The small estate affidavit skips most of the formal probate machinery: no court hearings, no published notice to creditors, no bond or detailed inventory. An eligible heir simply prepares and signs the affidavit, then presents it to whoever holds the deceased person’s assets — a bank, brokerage, or insurance company. The process typically takes weeks rather than the months or year-plus that formal probate demands.
This matters for the 30-day question because if an estate qualifies for the small estate process, the urgency around probate filing deadlines largely disappears. The executor’s 30-day obligation under Section 6-3 specifically concerns initiating probate proceedings, and a small estate affidavit is not a probate proceeding. That said, anyone holding the physical will still has an obligation under Section 6-1 to file it with the court promptly, even if formal probate is unnecessary.
If you are past the 30-day mark, filing late is still far better than not filing at all. Courts routinely accept late petitions, especially when the delay was not deliberate and no one was harmed. The “good cause” standard in Section 6-3 gives the court room to excuse reasonable delays, and judges generally prefer to honor the will rather than default to intestacy.
The worst outcome is inaction. An executor who simply does nothing risks removal, forces the estate into intestacy, and may face personal liability for losses that accumulate during the delay — unpaid property taxes, depreciation of unmanaged assets, or penalties on late tax filings.

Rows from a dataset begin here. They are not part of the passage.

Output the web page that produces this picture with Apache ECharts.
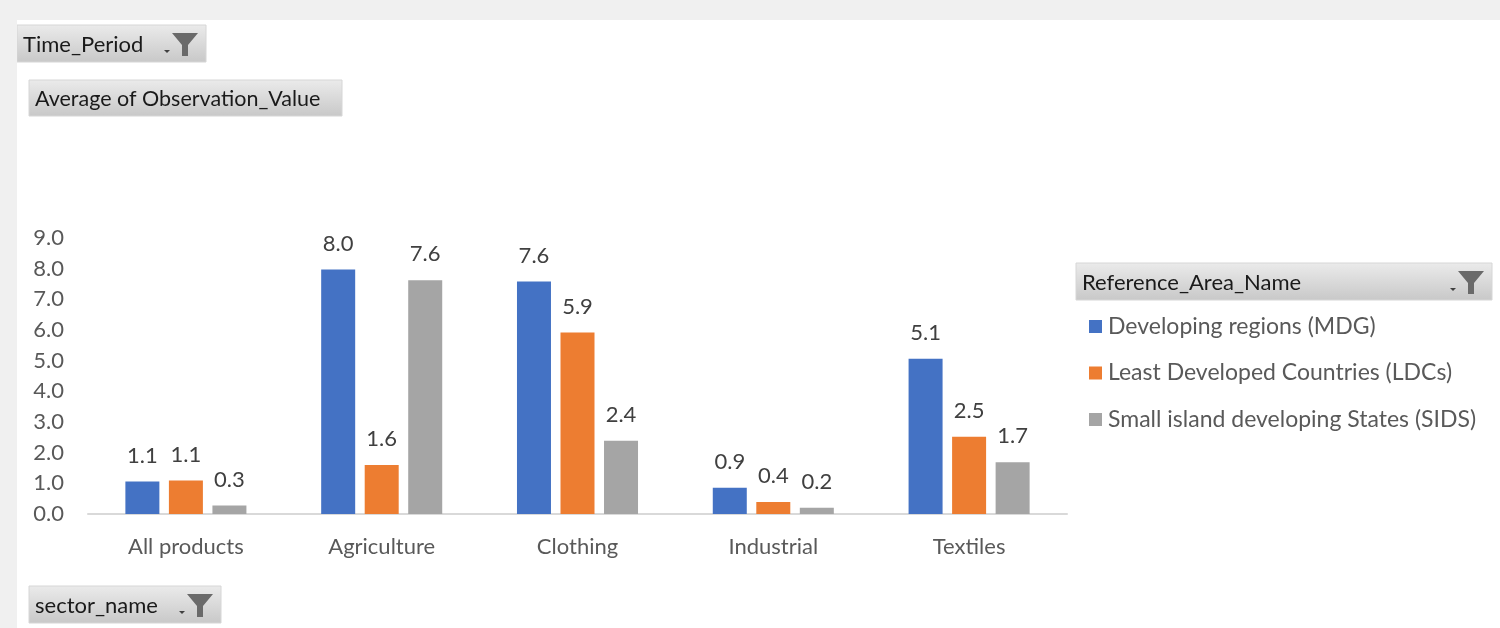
<!DOCTYPE html>
<html>
<head>
<meta charset="utf-8">
<script src="https://cdn.jsdelivr.net/npm/echarts@6/dist/echarts.min.js"></script>
<style>
  html, body { margin: 0; padding: 0; background: #f0f0f0; }
  #chart { position: absolute; left: 17px; top: 20px; width: 1483px; height: 608px; background: #ffffff; }
</style>
</head>
<body>
<div id="chart"></div>
<script>
// Sectors on the category axis
const categories = ['All products', 'Agriculture', 'Clothing', 'Industrial', 'Textiles'];

// Average observation value per reference area
const seriesNames = [
  'Developing regions (MDG)',
  'Least Developed Countries (LDCs)',
  'Small island developing States (SIDS)'
];
const mdgValues  = [1.06, 7.97, 7.58, 0.86, 5.06];
const ldcValues  = [1.09, 1.60, 5.92, 0.39, 2.52];
const sidsValues = [0.28, 7.62, 2.39, 0.20, 1.69];

// Value-axis tick range
const yMin = 0;
const yMax = 9;
const yStep = 1;

const colors = ['#4472c4', '#ed7d31', '#a5a5a5'];
const FONT = 'Lato, "Open Sans", sans-serif';

const chart = echarts.init(document.getElementById('chart'), null, { renderer: 'canvas' });

// Pivot-style field buttons (gradient grey box + caption + optional funnel icon)
function fieldButton(x, y, w, h, text, fontSize, withFunnel) {
  const children = [
    {
      type: 'rect',
      shape: { x: 0, y: 0, width: w, height: h },
      style: {
        fill: new echarts.graphic.LinearGradient(0, 0, 0, 1, [
          { offset: 0, color: '#ebebeb' },
          { offset: 1, color: '#c8c8c8' }
        ]),
        stroke: '#d6d6d6', lineWidth: 1
      }
    },
    {
      type: 'text',
      style: { x: 6, y: h / 2 + 1, text: text, fill: '#1a1a1a', font: fontSize + 'px ' + FONT, verticalAlign: 'middle' }
    }
  ];
  if (withFunnel) {
    const fx = w - 34;
    children.push({
      type: 'polygon',
      shape: { points: [[fx, 8], [fx + 26, 8], [fx + 16, 20], [fx + 16, 31], [fx + 10, 31], [fx + 10, 20]] },
      style: { fill: '#6a6a6a' }
    });
    children.push({
      type: 'polygon',
      shape: { points: [[fx - 8, 25], [fx - 2, 25], [fx - 5, 28]] },
      style: { fill: '#404040' }
    });
  }
  return { type: 'group', x: x, y: y, silent: true, children: children };
}

const labelOpt = {
  show: true,
  position: 'top',
  distance: 15,
  color: '#404040',
  fontSize: 22,
  fontFamily: FONT,
  formatter: p => p.value.toFixed(1)
};

function barSeries(name, data, i) {
  return {
    name: name,
    type: 'bar',
    data: data,
    barWidth: 34,
    barGap: '28%',
    itemStyle: { color: colors[i] },
    label: labelOpt,
    emphasis: { disabled: true }
  };
}

chart.setOption({
  animation: false,
  textStyle: { fontFamily: FONT },
  grid: { left: 71, right: 433, top: 218, bottom: 114, containLabel: false },
  legend: {
    orient: 'vertical',
    left: 1067,
    top: 290,
    icon: 'rect',
    itemWidth: 13,
    itemHeight: 13,
    itemGap: 23.5,
    textStyle: { color: '#595959', fontSize: 23, lineHeight: 22, fontFamily: FONT, padding: [0, 0, 0, 1] },
    data: seriesNames,
    selectedMode: false
  },
  xAxis: {
    type: 'category',
    data: categories,
    axisLine: { show: true, lineStyle: { color: '#d9d9d9', width: 2 } },
    axisTick: { show: false },
    axisLabel: { color: '#595959', fontSize: 22, fontFamily: FONT, margin: 22 }
  },
  yAxis: {
    type: 'value',
    min: yMin,
    max: yMax,
    interval: yStep,
    axisLine: { show: false },
    axisTick: { show: false },
    splitLine: { show: false },
    axisLabel: { color: '#595959', fontSize: 22, fontFamily: FONT, margin: 24, formatter: v => v.toFixed(1) }
  },
  series: [
    barSeries(seriesNames[0], mdgValues, 0),
    barSeries(seriesNames[1], ldcValues, 1),
    barSeries(seriesNames[2], sidsValues, 2)
  ],
  graphic: [
    fieldButton(0, 5, 189, 37, 'Time_Period', 22, true),
    fieldButton(12, 60, 313, 36, 'Average of Observation_Value', 21.5, false),
    fieldButton(1059, 243, 416, 37, 'Reference_Area_Name', 22, true),
    fieldButton(12, 566, 192, 37, 'sector_name', 22, true)
  ]
});
</script>
</body>
</html>
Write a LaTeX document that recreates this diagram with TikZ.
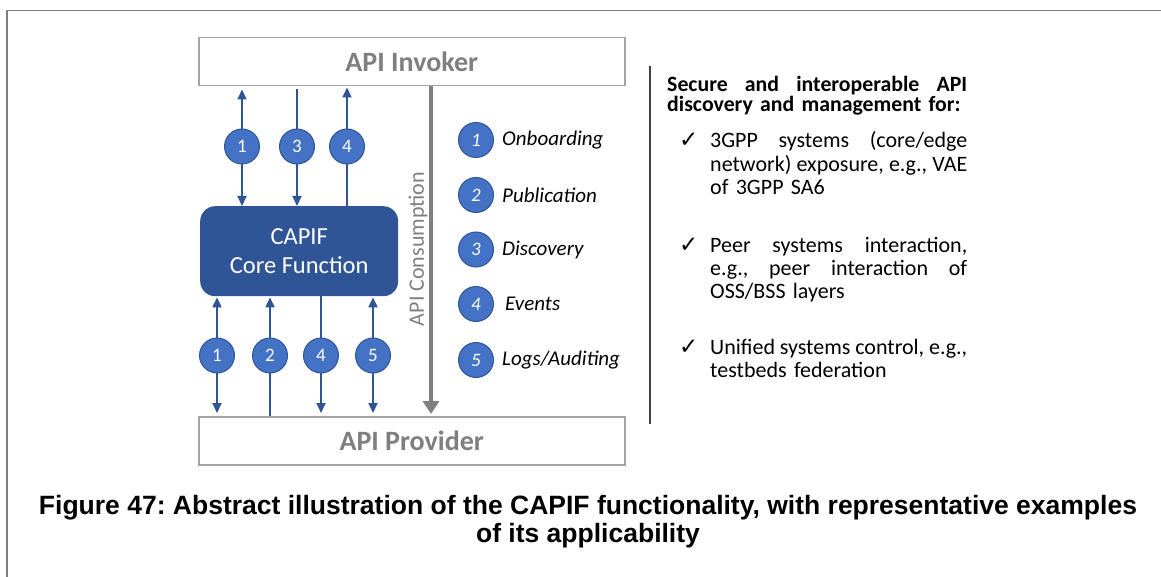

If the delay was long enough that someone else has already petitioned the court, the original executor may need to explain the gap and persuade the judge that they can still manage the estate competently.
Any heir or beneficiary who believes the executor is dragging their feet can petition the court directly. The court has authority under Section 6-3 to move forward with probating the will on its own motion once 30 days have elapsed, and an interested party’s petition can accelerate that process. You do not need the executor’s cooperation to get the will admitted to probate.